:: AIM ::
Quote the data exactly, first line to the line containing "const regions = ['SOUTH", with no pictures.

»»

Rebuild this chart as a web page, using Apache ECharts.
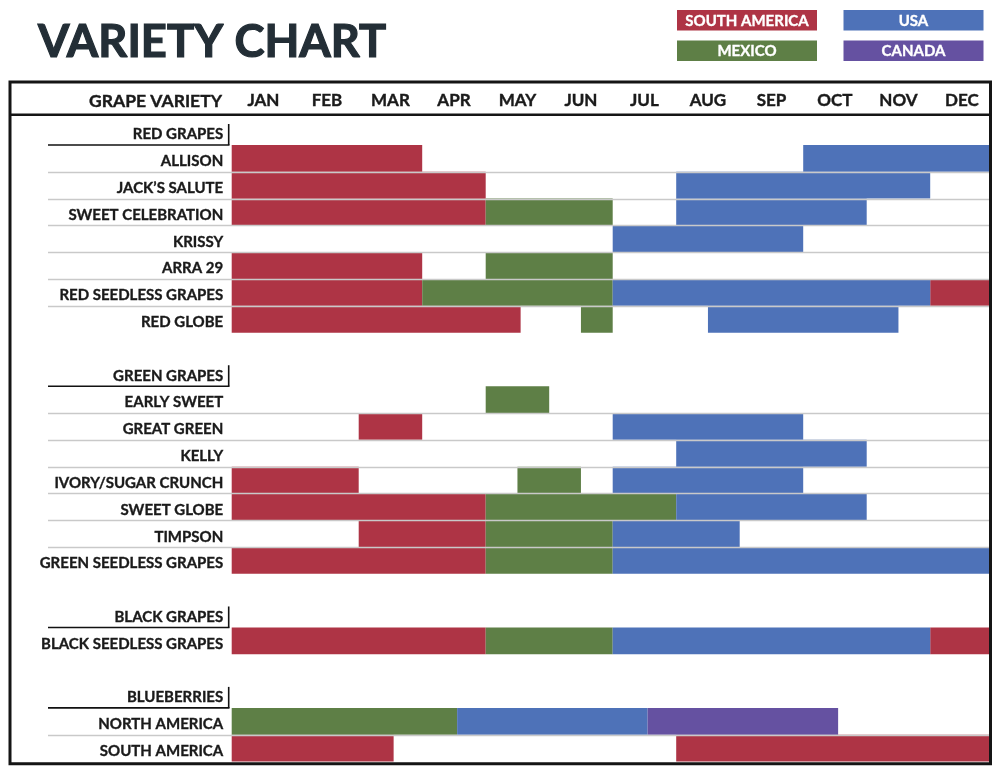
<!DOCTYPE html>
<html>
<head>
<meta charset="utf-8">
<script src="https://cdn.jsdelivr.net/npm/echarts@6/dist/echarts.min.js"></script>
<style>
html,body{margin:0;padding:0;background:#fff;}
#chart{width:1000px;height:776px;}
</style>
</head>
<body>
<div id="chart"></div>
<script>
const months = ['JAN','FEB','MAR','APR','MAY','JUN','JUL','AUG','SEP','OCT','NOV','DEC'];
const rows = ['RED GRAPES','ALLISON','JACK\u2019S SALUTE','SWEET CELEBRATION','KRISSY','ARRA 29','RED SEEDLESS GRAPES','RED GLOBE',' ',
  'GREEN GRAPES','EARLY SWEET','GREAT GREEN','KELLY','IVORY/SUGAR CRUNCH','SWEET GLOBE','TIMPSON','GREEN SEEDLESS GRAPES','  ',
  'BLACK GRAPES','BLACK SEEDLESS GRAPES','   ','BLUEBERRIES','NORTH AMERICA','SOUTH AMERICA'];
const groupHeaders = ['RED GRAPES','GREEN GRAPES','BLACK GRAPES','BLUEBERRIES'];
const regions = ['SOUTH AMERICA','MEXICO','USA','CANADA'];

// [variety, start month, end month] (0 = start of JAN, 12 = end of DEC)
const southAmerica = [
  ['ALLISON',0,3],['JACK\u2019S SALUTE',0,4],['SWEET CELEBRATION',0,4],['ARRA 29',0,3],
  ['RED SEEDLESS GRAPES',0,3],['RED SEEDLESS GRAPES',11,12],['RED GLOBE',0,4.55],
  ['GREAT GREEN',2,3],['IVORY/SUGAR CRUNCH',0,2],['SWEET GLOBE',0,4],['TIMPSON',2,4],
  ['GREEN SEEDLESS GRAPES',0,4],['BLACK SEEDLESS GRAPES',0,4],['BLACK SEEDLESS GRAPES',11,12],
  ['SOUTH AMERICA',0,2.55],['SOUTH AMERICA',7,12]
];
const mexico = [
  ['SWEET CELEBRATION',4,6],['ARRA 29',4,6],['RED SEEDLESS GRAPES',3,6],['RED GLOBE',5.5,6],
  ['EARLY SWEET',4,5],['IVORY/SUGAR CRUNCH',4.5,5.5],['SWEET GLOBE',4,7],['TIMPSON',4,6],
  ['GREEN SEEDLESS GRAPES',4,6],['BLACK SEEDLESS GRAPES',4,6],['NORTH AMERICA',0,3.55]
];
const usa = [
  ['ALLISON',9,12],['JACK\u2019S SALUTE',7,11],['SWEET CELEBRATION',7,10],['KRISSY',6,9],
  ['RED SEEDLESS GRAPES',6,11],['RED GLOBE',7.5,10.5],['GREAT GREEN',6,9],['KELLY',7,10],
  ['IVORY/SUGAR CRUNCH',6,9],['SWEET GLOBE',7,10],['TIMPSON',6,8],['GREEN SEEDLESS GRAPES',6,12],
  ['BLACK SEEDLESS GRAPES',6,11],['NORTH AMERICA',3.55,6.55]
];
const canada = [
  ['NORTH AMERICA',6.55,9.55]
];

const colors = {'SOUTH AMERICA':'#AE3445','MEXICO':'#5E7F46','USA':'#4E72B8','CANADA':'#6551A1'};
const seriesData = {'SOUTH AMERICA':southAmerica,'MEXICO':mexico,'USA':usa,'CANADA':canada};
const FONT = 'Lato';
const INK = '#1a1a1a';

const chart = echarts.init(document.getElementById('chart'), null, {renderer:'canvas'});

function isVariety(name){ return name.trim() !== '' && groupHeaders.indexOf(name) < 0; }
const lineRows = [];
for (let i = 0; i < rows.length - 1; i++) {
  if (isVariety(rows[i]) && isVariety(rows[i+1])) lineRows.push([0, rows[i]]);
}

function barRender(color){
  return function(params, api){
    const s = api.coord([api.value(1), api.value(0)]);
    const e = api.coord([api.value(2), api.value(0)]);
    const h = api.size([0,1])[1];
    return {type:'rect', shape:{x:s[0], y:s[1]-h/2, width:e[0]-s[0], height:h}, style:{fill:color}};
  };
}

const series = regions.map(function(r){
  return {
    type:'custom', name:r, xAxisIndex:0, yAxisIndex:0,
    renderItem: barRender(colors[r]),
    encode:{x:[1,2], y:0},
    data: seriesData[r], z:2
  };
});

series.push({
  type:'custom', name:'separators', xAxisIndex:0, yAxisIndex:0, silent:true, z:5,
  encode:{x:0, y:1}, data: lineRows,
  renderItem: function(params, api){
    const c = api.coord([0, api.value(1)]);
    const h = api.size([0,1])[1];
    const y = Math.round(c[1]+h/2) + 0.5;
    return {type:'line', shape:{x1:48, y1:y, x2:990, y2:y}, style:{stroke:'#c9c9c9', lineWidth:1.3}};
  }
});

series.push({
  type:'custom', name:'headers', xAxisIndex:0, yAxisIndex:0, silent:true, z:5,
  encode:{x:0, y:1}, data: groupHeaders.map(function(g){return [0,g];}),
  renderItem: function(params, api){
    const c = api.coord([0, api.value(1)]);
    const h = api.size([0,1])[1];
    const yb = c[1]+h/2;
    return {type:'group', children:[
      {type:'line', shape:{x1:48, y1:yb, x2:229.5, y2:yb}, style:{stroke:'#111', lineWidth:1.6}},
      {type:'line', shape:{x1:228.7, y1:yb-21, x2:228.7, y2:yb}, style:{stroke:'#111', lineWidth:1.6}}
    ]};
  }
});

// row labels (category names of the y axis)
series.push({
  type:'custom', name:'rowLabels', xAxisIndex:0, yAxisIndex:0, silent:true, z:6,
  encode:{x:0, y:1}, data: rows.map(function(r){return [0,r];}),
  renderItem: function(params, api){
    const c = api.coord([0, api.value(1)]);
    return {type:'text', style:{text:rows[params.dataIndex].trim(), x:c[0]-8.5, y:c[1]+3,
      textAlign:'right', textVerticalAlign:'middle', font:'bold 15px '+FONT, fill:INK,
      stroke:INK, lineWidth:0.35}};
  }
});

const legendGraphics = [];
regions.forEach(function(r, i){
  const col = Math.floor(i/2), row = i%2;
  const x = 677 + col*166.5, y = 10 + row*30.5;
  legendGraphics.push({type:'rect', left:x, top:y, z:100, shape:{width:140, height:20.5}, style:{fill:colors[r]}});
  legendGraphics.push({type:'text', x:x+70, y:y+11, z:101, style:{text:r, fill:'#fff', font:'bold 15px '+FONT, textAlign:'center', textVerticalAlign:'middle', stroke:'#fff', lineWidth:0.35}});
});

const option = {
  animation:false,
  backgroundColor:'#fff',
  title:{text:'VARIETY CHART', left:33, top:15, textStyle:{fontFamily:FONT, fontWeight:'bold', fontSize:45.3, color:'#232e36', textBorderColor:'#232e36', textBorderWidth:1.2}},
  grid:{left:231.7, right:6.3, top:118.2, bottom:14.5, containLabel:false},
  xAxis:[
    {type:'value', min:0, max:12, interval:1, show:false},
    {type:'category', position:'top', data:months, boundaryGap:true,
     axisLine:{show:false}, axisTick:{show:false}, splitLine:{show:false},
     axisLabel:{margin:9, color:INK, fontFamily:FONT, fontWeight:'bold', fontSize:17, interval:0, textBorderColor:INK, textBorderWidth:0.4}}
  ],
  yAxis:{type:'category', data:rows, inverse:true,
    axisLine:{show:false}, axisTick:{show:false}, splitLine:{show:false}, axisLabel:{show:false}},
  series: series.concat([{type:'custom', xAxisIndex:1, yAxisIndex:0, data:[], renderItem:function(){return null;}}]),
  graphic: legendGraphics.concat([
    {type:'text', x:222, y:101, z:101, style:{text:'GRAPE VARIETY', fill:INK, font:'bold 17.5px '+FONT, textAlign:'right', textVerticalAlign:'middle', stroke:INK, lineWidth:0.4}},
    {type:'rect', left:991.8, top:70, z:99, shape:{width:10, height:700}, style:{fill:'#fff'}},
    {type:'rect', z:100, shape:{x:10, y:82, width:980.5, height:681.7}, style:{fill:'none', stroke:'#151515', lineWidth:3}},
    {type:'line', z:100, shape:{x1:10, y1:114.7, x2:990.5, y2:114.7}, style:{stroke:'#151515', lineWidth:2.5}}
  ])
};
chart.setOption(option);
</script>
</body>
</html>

««

:: RESPONSE ::
Rebuild this chart as a web page, using Apache ECharts.
<!DOCTYPE html>
<html>
<head>
<meta charset="utf-8">
<script src="https://cdn.jsdelivr.net/npm/echarts@6/dist/echarts.min.js"></script>
<style>
html,body{margin:0;padding:0;background:#fff;}
#chart{width:1000px;height:776px;}
</style>
</head>
<body>
<div id="chart"></div>
<script>
const months = ['JAN','FEB','MAR','APR','MAY','JUN','JUL','AUG','SEP','OCT','NOV','DEC'];
const rows = ['RED GRAPES','ALLISON','JACK\u2019S SALUTE','SWEET CELEBRATION','KRISSY','ARRA 29','RED SEEDLESS GRAPES','RED GLOBE',' ',
  'GREEN GRAPES','EARLY SWEET','GREAT GREEN','KELLY','IVORY/SUGAR CRUNCH','SWEET GLOBE','TIMPSON','GREEN SEEDLESS GRAPES','  ',
  'BLACK GRAPES','BLACK SEEDLESS GRAPES','   ','BLUEBERRIES','NORTH AMERICA','SOUTH AMERICA'];
const groupHeaders = ['RED GRAPES','GREEN GRAPES','BLACK GRAPES','BLUEBERRIES'];
const regions = ['SOUTH AMERICA','MEXICO','USA','CANADA'];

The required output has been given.